*PROBLEM TO WORK ON:* Reproduce the listing below without changes, except that pictures are left out.
○ ○ ○
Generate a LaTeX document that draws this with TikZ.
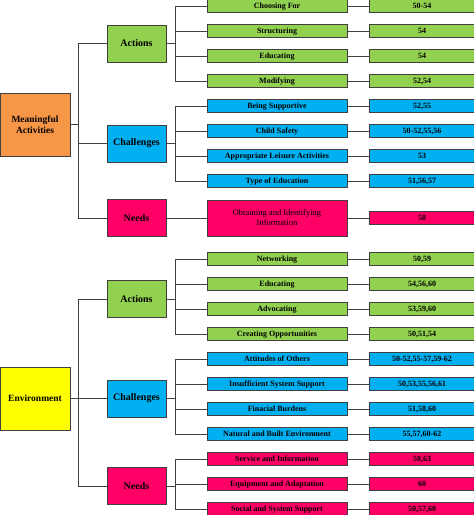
\documentclass[tikz,border=0pt]{standalone}
\usepackage{fontspec}
\setmainfont{Liberation Serif}
\definecolor{cgreen}{HTML}{92D050}
\definecolor{cblue}{HTML}{00B0F0}
\definecolor{cpink}{HTML}{FF0066}
\definecolor{corange}{HTML}{F79646}
\definecolor{cyellow}{HTML}{FFFF00}
\definecolor{cline}{HTML}{404040}
\tikzset{
  box/.style={draw=cline, line width=0.8pt, align=center, inner sep=0pt, font=\bfseries},
  rootbox/.style={box, minimum width=70pt, minimum height=63pt, font=\bfseries\fontsize{9.5}{11.5}\selectfont},
  midbox/.style={box, minimum width=59pt, minimum height=37pt, font=\bfseries\fontsize{10}{12}\selectfont},
  leafbox/.style={box, minimum width=140pt, minimum height=12.5pt, text height=6.2pt, text depth=0.8pt, font=\bfseries\fontsize{8}{9}\selectfont},
  numbox/.style={box, minimum width=106pt, minimum height=12.5pt, text height=6.2pt, text depth=0.8pt, font=\bfseries\fontsize{8}{9}\selectfont},
  conn/.style={draw=cline, line width=0.8pt},
}
\begin{document}
\begin{tikzpicture}[x=1pt,y=-1pt]
\useasboundingbox (0,0) rectangle (474,515);
% roots
\node[rootbox, fill=corange] (r1) at (35,124.5) {Meaningful\\Activities};
\node[rootbox, fill=cyellow] (r2) at (35,398.5) {Environment};
% level 2
\node[midbox, fill=cgreen] (a1) at (136.5,43.5) {Actions};
\node[midbox, fill=cblue] (c1) at (136.5,143.5) {Challenges};
\node[midbox, fill=cpink] (n1) at (136.5,218) {Needs};
\node[midbox, fill=cgreen] (a2) at (136.5,299) {Actions};
\node[midbox, fill=cblue] (c2) at (136.5,398.5) {Challenges};
\node[midbox, fill=cpink] (n2) at (136.5,486) {Needs};
% level 3 and 4
\foreach \n/\y/\col/\t/\v in {
  p1/6/cgreen/Choosing For/50-54,
  p2/31/cgreen/Structuring/54,
  p3/56/cgreen/Educating/54,
  p4/81/cgreen/Modifying/{52,54},
  p5/106/cblue/Being Supportive/{52,55},
  p6/131/cblue/Child Safety/{50-52,55,56},
  p7/156/cblue/Appropriate Leisure Activities/53,
  p8/181/cblue/Type of Education/{51,56,57},
  q1/259/cgreen/Networking/{50,59},
  q2/284/cgreen/Educating/{54,56,60},
  q3/309/cgreen/Advocating/{53,59,60},
  q4/334/cgreen/Creating Opportunities/{50,51,54},
  q5/359/cblue/Attitudes of Others/{50-52,55-57,59-62},
  q6/384/cblue/Insufficient System Support/{50,53,55,56,61},
  q7/409/cblue/Finacial Burdens/{51,58,60},
  q8/434/cblue/Natural and Built Environment/{55,57,60-62},
  q9/459/cpink/Service and Information/{58,63},
  q10/484/cpink/Equipment and Adaptation/60,
  q11/509/cpink/Social and System Support/{50,57,60}}{
  \node[leafbox, fill=\col] (\n) at (277,\y) {\t};
  \node[numbox, fill=\col] (\n v) at (422,\y) {\v};
  \draw[conn] (\n.east) -- (\n v.west);
}
\node[box, fill=cpink, minimum width=140pt, minimum height=36pt, font=\fontsize{8.5}{10}\selectfont] (ob) at (277,218) {Obtaining and Identifying\\Information};
\node[numbox, fill=cpink] (obv) at (422,218) {58};
\draw[conn] (ob.east) -- (obv.west);
% trunks
\draw[conn] (r1.east) -- ++(9,0);
\draw[conn] (a1.west) -- ++(-28,0) |- (n1.west);
\draw[conn] (c1.west) -- ++(-28,0);
\draw[conn] (r2.east) -- ++(9,0);
\draw[conn] (a2.west) -- ++(-28,0) |- (n2.west);
\draw[conn] (c2.west) -- ++(-28,0);
% level2 -> level3
\draw[conn] (a1.east) -- ++(10,0);
\draw[conn] (p1.west) -- ++(-31,0) |- (p4.west);
\draw[conn] (p2.west) -- ++(-31,0);
\draw[conn] (p3.west) -- ++(-31,0);
\draw[conn] (c1.east) -- ++(10,0);
\draw[conn] (p5.west) -- ++(-31,0) |- (p8.west);
\draw[conn] (p6.west) -- ++(-31,0);
\draw[conn] (p7.west) -- ++(-31,0);
\draw[conn] (n1.east) -- (ob.west);
\draw[conn] (a2.east) -- ++(10,0);
\draw[conn] (q1.west) -- ++(-31,0) |- (q4.west);
\draw[conn] (q2.west) -- ++(-31,0);
\draw[conn] (q3.west) -- ++(-31,0);
\draw[conn] (c2.east) -- ++(10,0);
\draw[conn] (q5.west) -- ++(-31,0) |- (q8.west);
\draw[conn] (q6.west) -- ++(-31,0);
\draw[conn] (q7.west) -- ++(-31,0);
\draw[conn] (n2.east) -- ++(10,0);
\draw[conn] (q9.west) -- ++(-31,0) |- (q11.west);
\draw[conn] (q10.west) -- ++(-31,0);
\end{tikzpicture}
\end{document}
○ ○ ○
*FINAL RESULT:*
Generate a LaTeX document that draws this with TikZ.
\documentclass[tikz,border=0pt]{standalone}
\usepackage{fontspec}
\setmainfont{Liberation Serif}
\definecolor{cgreen}{HTML}{92D050}
\definecolor{cblue}{HTML}{00B0F0}
\definecolor{cpink}{HTML}{FF0066}
\definecolor{corange}{HTML}{F79646}
\definecolor{cyellow}{HTML}{FFFF00}
\definecolor{cline}{HTML}{404040}
\tikzset{
  box/.style={draw=cline, line width=0.8pt, align=center, inner sep=0pt, font=\bfseries},
  rootbox/.style={box, minimum width=70pt, minimum height=63pt, font=\bfseries\fontsize{9.5}{11.5}\selectfont},
  midbox/.style={box, minimum width=59pt, minimum height=37pt, font=\bfseries\fontsize{10}{12}\selectfont},
  leafbox/.style={box, minimum width=140pt, minimum height=12.5pt, text height=6.2pt, text depth=0.8pt, font=\bfseries\fontsize{8}{9}\selectfont},
  numbox/.style={box, minimum width=106pt, minimum height=12.5pt, text height=6.2pt, text depth=0.8pt, font=\bfseries\fontsize{8}{9}\selectfont},
  conn/.style={draw=cline, line width=0.8pt},
}
\begin{document}
\begin{tikzpicture}[x=1pt,y=-1pt]
\useasboundingbox (0,0) rectangle (474,515);
% roots
\node[rootbox, fill=corange] (r1) at (35,124.5) {Meaningful\\Activities};
\node[rootbox, fill=cyellow] (r2) at (35,398.5) {Environment};
% level 2
\node[midbox, fill=cgreen] (a1) at (136.5,43.5) {Actions};
\node[midbox, fill=cblue] (c1) at (136.5,143.5) {Challenges};
\node[midbox, fill=cpink] (n1) at (136.5,218) {Needs};
\node[midbox, fill=cgreen] (a2) at (136.5,299) {Actions};
\node[midbox, fill=cblue] (c2) at (136.5,398.5) {Challenges};
\node[midbox, fill=cpink] (n2) at (136.5,486) {Needs};
% level 3 and 4
\foreach \n/\y/\col/\t/\v in {
  p1/6/cgreen/Choosing For/50-54,
  p2/31/cgreen/Structuring/54,
  p3/56/cgreen/Educating/54,
  p4/81/cgreen/Modifying/{52,54},
  p5/106/cblue/Being Supportive/{52,55},
  p6/131/cblue/Child Safety/{50-52,55,56},
  p7/156/cblue/Appropriate Leisure Activities/53,
  p8/181/cblue/Type of Education/{51,56,57},
  q1/259/cgreen/Networking/{50,59},
  q2/284/cgreen/Educating/{54,56,60},
  q3/309/cgreen/Advocating/{53,59,60},
  q4/334/cgreen/Creating Opportunities/{50,51,54},
  q5/359/cblue/Attitudes of Others/{50-52,55-57,59-62},
  q6/384/cblue/Insufficient System Support/{50,53,55,56,61},
  q7/409/cblue/Finacial Burdens/{51,58,60},
  q8/434/cblue/Natural and Built Environment/{55,57,60-62},
  q9/459/cpink/Service and Information/{58,63},
  q10/484/cpink/Equipment and Adaptation/60,
  q11/509/cpink/Social and System Support/{50,57,60}}{
  \node[leafbox, fill=\col] (\n) at (277,\y) {\t};
  \node[numbox, fill=\col] (\n v) at (422,\y) {\v};
  \draw[conn] (\n.east) -- (\n v.west);
}
\node[box, fill=cpink, minimum width=140pt, minimum height=36pt, font=\fontsize{8.5}{10}\selectfont] (ob) at (277,218) {Obtaining and Identifying\\Information};
\node[numbox, fill=cpink] (obv) at (422,218) {58};
\draw[conn] (ob.east) -- (obv.west);
% trunks
\draw[conn] (r1.east) -- ++(9,0);
\draw[conn] (a1.west) -- ++(-28,0) |- (n1.west);
\draw[conn] (c1.west) -- ++(-28,0);
\draw[conn] (r2.east) -- ++(9,0);
\draw[conn] (a2.west) -- ++(-28,0) |- (n2.west);
\draw[conn] (c2.west) -- ++(-28,0);
% level2 -> level3
\draw[conn] (a1.east) -- ++(10,0);
\draw[conn] (p1.west) -- ++(-31,0) |- (p4.west);
\draw[conn] (p2.west) -- ++(-31,0);
\draw[conn] (p3.west) -- ++(-31,0);
\draw[conn] (c1.east) -- ++(10,0);
\draw[conn] (p5.west) -- ++(-31,0) |- (p8.west);
\draw[conn] (p6.west) -- ++(-31,0);
\draw[conn] (p7.west) -- ++(-31,0);
\draw[conn] (n1.east) -- (ob.west);
\draw[conn] (a2.east) -- ++(10,0);
\draw[conn] (q1.west) -- ++(-31,0) |- (q4.west);
\draw[conn] (q2.west) -- ++(-31,0);
\draw[conn] (q3.west) -- ++(-31,0);
\draw[conn] (c2.east) -- ++(10,0);
\draw[conn] (q5.west) -- ++(-31,0) |- (q8.west);
\draw[conn] (q6.west) -- ++(-31,0);
\draw[conn] (q7.west) -- ++(-31,0);
\draw[conn] (n2.east) -- ++(10,0);
\draw[conn] (q9.west) -- ++(-31,0) |- (q11.west);
\draw[conn] (q10.west) -- ++(-31,0);
\end{tikzpicture}
\end{document}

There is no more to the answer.